#### Problem to work on:
Reproduce all the lines below exactly and omit the images.

--- Start ---

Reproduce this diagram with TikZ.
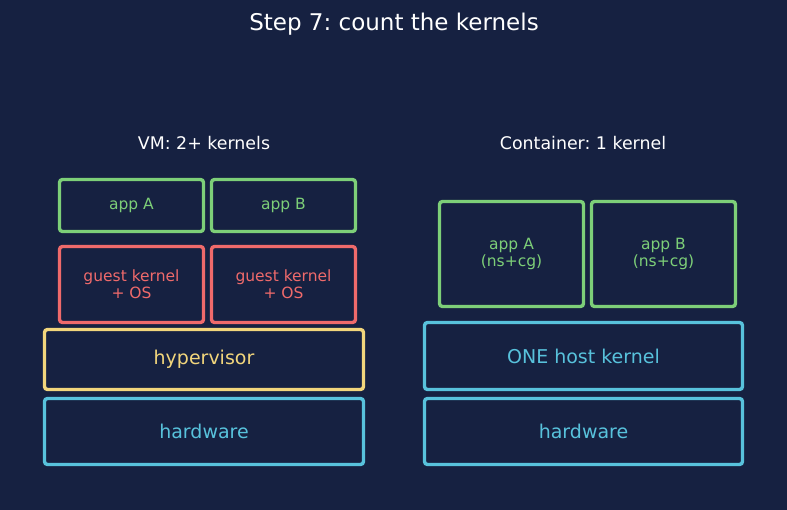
\documentclass[tikz,border=0pt]{standalone}
\usepackage{fontspec}
\setmainfont{DejaVu Sans}
\usepackage{tikz}
\frenchspacing

\definecolor{bgnavy}{HTML}{162141}
\definecolor{appgreen}{HTML}{7DCF78}
\definecolor{kernred}{HTML}{EF6A6B}
\definecolor{hypyellow}{HTML}{F2D67C}
\definecolor{hwblue}{HTML}{58C2DC}

\begin{document}
\begin{tikzpicture}[x=1pt,y=-1pt,
  layer/.style={draw, line width=3.4pt, rounded corners=3pt, align=center, inner sep=0pt},
  small/.style={font=\fontsize{15.5}{17}\selectfont},
  big/.style={font=\fontsize{19}{22}\selectfont},
  heading/.style={text=white, font=\fontsize{17.4}{20}\selectfont}]
% background
\fill[bgnavy] (0,0) rectangle (787,510);
\useasboundingbox (0,0) rectangle (787,510);
% title
\node[text=white, font=\fontsize{23}{27}\selectfont] (title) at (394,24) {Step 7: count the kernels};
% VM side
\node[heading] (vmhead) at (204,143) {VM: 2+ kernels};
\node[layer, small, appgreen, minimum width=144pt, minimum height=52pt] (vmappa) at (131.5,205.5) {app A};
\node[layer, small, appgreen, minimum width=144pt, minimum height=52pt] (vmappb) at (283.5,205.5) {app B};
\node[layer, small, kernred, minimum width=144pt, minimum height=76pt] (guesta) at (131.5,284.5) {guest kernel\\+ OS};
\node[layer, small, kernred, minimum width=144pt, minimum height=76pt] (guestb) at (283.5,284.5) {guest kernel\\+ OS};
\node[layer, big, hypyellow, minimum width=319pt, minimum height=60pt] (hyper) at (204,359.5) {hypervisor};
\node[layer, big, hwblue, minimum width=319pt, minimum height=66pt] (vmhw) at (204,431.5) {hardware};
% container side
\node[heading] (cthead) at (583,143) {Container: 1 kernel};
\node[layer, small, appgreen, minimum width=144pt, minimum height=105pt] (ctappa) at (511.5,254) {app A\\(ns+cg)};
\node[layer, small, appgreen, minimum width=144pt, minimum height=105pt] (ctappb) at (663.5,254) {app B\\(ns+cg)};
\node[layer, big, hwblue, minimum width=318pt, minimum height=67pt] (hostk) at (583.5,356) {ONE host kernel};
\node[layer, big, hwblue, minimum width=318pt, minimum height=66pt] (cthw) at (583.5,431.5) {hardware};
\end{tikzpicture}
\end{document}
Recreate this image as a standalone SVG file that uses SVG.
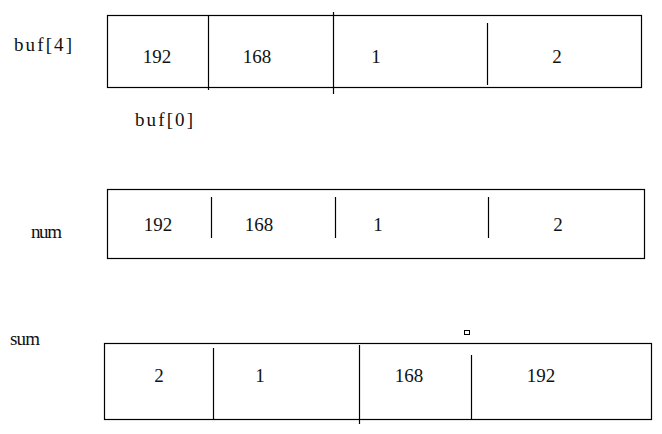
<svg xmlns="http://www.w3.org/2000/svg" width="662" height="434" viewBox="0 0 662 434">
<style>
.box{fill:none;stroke:#000;stroke-width:1.2}
.div{stroke:#000;stroke-width:1.2}
.t{font-family:'Liberation Serif',serif;font-size:19px;fill:#111}
.m{text-anchor:middle}
</style>
<rect width="662" height="434" fill="#fff"/>
<g id="buf">
<rect class="box" x="107.5" y="15.5" width="534" height="72"/>
<line class="div" x1="208.5" y1="15" x2="208.5" y2="90"/>
<line class="div" x1="333.5" y1="12" x2="333.5" y2="94"/>
<line class="div" x1="487.5" y1="23" x2="487.5" y2="85"/>
<text class="t m" x="157" y="63">192</text>
<text class="t m" x="257" y="63">168</text>
<text class="t m" x="376" y="63">1</text>
<text class="t m" x="557" y="63">2</text>
<text class="t" x="14" y="51" textLength="58">buf[4]</text>
<text class="t" x="135" y="126" textLength="58">buf[0]</text>
</g>
<g id="num">
<rect class="box" x="107.5" y="189.5" width="537" height="69"/>
<line class="div" x1="211.5" y1="197" x2="211.5" y2="238"/>
<line class="div" x1="335.5" y1="197" x2="335.5" y2="238"/>
<line class="div" x1="488.5" y1="197" x2="488.5" y2="238"/>
<text class="t m" x="158" y="231">192</text>
<text class="t m" x="259" y="231">168</text>
<text class="t m" x="378" y="231">1</text>
<text class="t m" x="558" y="231">2</text>
<text class="t" x="31" y="238" textLength="31">num</text>
</g>
<g id="sum">
<rect class="box" x="104.5" y="343.5" width="547" height="76"/>
<line class="div" x1="213.5" y1="348" x2="213.5" y2="420"/>
<line class="div" x1="359.5" y1="345" x2="359.5" y2="424"/>
<line class="div" x1="471.5" y1="355" x2="471.5" y2="420"/>
<text class="t m" x="159" y="382">2</text>
<text class="t m" x="260" y="382">1</text>
<text class="t m" x="409" y="382">168</text>
<text class="t m" x="541" y="382">192</text>
<text class="t" x="10" y="345" textLength="30">sum</text>
<rect x="464.5" y="330.5" width="5" height="4" fill="none" stroke="#000" stroke-width="1"/>
</g>
</svg>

--- End ---

#### Written response:
Reproduce this diagram with TikZ.
\documentclass[tikz,border=0pt]{standalone}
\usepackage{fontspec}
\setmainfont{DejaVu Sans}
\usepackage{tikz}
\frenchspacing

\definecolor{bgnavy}{HTML}{162141}
\definecolor{appgreen}{HTML}{7DCF78}
\definecolor{kernred}{HTML}{EF6A6B}
\definecolor{hypyellow}{HTML}{F2D67C}
\definecolor{hwblue}{HTML}{58C2DC}

\begin{document}
\begin{tikzpicture}[x=1pt,y=-1pt,
  layer/.style={draw, line width=3.4pt, rounded corners=3pt, align=center, inner sep=0pt},
  small/.style={font=\fontsize{15.5}{17}\selectfont},
  big/.style={font=\fontsize{19}{22}\selectfont},
  heading/.style={text=white, font=\fontsize{17.4}{20}\selectfont}]
% background
\fill[bgnavy] (0,0) rectangle (787,510);
\useasboundingbox (0,0) rectangle (787,510);
% title
\node[text=white, font=\fontsize{23}{27}\selectfont] (title) at (394,24) {Step 7: count the kernels};
% VM side
\node[heading] (vmhead) at (204,143) {VM: 2+ kernels};
\node[layer, small, appgreen, minimum width=144pt, minimum height=52pt] (vmappa) at (131.5,205.5) {app A};
\node[layer, small, appgreen, minimum width=144pt, minimum height=52pt] (vmappb) at (283.5,205.5) {app B};
\node[layer, small, kernred, minimum width=144pt, minimum height=76pt] (guesta) at (131.5,284.5) {guest kernel\\+ OS};
\node[layer, small, kernred, minimum width=144pt, minimum height=76pt] (guestb) at (283.5,284.5) {guest kernel\\+ OS};
\node[layer, big, hypyellow, minimum width=319pt, minimum height=60pt] (hyper) at (204,359.5) {hypervisor};
\node[layer, big, hwblue, minimum width=319pt, minimum height=66pt] (vmhw) at (204,431.5) {hardware};
% container side
\node[heading] (cthead) at (583,143) {Container: 1 kernel};
\node[layer, small, appgreen, minimum width=144pt, minimum height=105pt] (ctappa) at (511.5,254) {app A\\(ns+cg)};
\node[layer, small, appgreen, minimum width=144pt, minimum height=105pt] (ctappb) at (663.5,254) {app B\\(ns+cg)};
\node[layer, big, hwblue, minimum width=318pt, minimum height=67pt] (hostk) at (583.5,356) {ONE host kernel};
\node[layer, big, hwblue, minimum width=318pt, minimum height=66pt] (cthw) at (583.5,431.5) {hardware};
\end{tikzpicture}
\end{document}
Recreate this image as a standalone SVG file that uses SVG.
<svg xmlns="http://www.w3.org/2000/svg" width="662" height="434" viewBox="0 0 662 434">
<style>
.box{fill:none;stroke:#000;stroke-width:1.2}
.div{stroke:#000;stroke-width:1.2}
.t{font-family:'Liberation Serif',serif;font-size:19px;fill:#111}
.m{text-anchor:middle}
</style>
<rect width="662" height="434" fill="#fff"/>
<g id="buf">
<rect class="box" x="107.5" y="15.5" width="534" height="72"/>
<line class="div" x1="208.5" y1="15" x2="208.5" y2="90"/>
<line class="div" x1="333.5" y1="12" x2="333.5" y2="94"/>
<line class="div" x1="487.5" y1="23" x2="487.5" y2="85"/>
<text class="t m" x="157" y="63">192</text>
<text class="t m" x="257" y="63">168</text>
<text class="t m" x="376" y="63">1</text>
<text class="t m" x="557" y="63">2</text>
<text class="t" x="14" y="51" textLength="58">buf[4]</text>
<text class="t" x="135" y="126" textLength="58">buf[0]</text>
</g>
<g id="num">
<rect class="box" x="107.5" y="189.5" width="537" height="69"/>
<line class="div" x1="211.5" y1="197" x2="211.5" y2="238"/>
<line class="div" x1="335.5" y1="197" x2="335.5" y2="238"/>
<line class="div" x1="488.5" y1="197" x2="488.5" y2="238"/>
<text class="t m" x="158" y="231">192</text>
<text class="t m" x="259" y="231">168</text>
<text class="t m" x="378" y="231">1</text>
<text class="t m" x="558" y="231">2</text>
<text class="t" x="31" y="238" textLength="31">num</text>
</g>
<g id="sum">
<rect class="box" x="104.5" y="343.5" width="547" height="76"/>
<line class="div" x1="213.5" y1="348" x2="213.5" y2="420"/>
<line class="div" x1="359.5" y1="345" x2="359.5" y2="424"/>
<line class="div" x1="471.5" y1="355" x2="471.5" y2="420"/>
<text class="t m" x="159" y="382">2</text>
<text class="t m" x="260" y="382">1</text>
<text class="t m" x="409" y="382">168</text>
<text class="t m" x="541" y="382">192</text>
<text class="t" x="10" y="345" textLength="30">sum</text>
<rect x="464.5" y="330.5" width="5" height="4" fill="none" stroke="#000" stroke-width="1"/>
</g>
</svg>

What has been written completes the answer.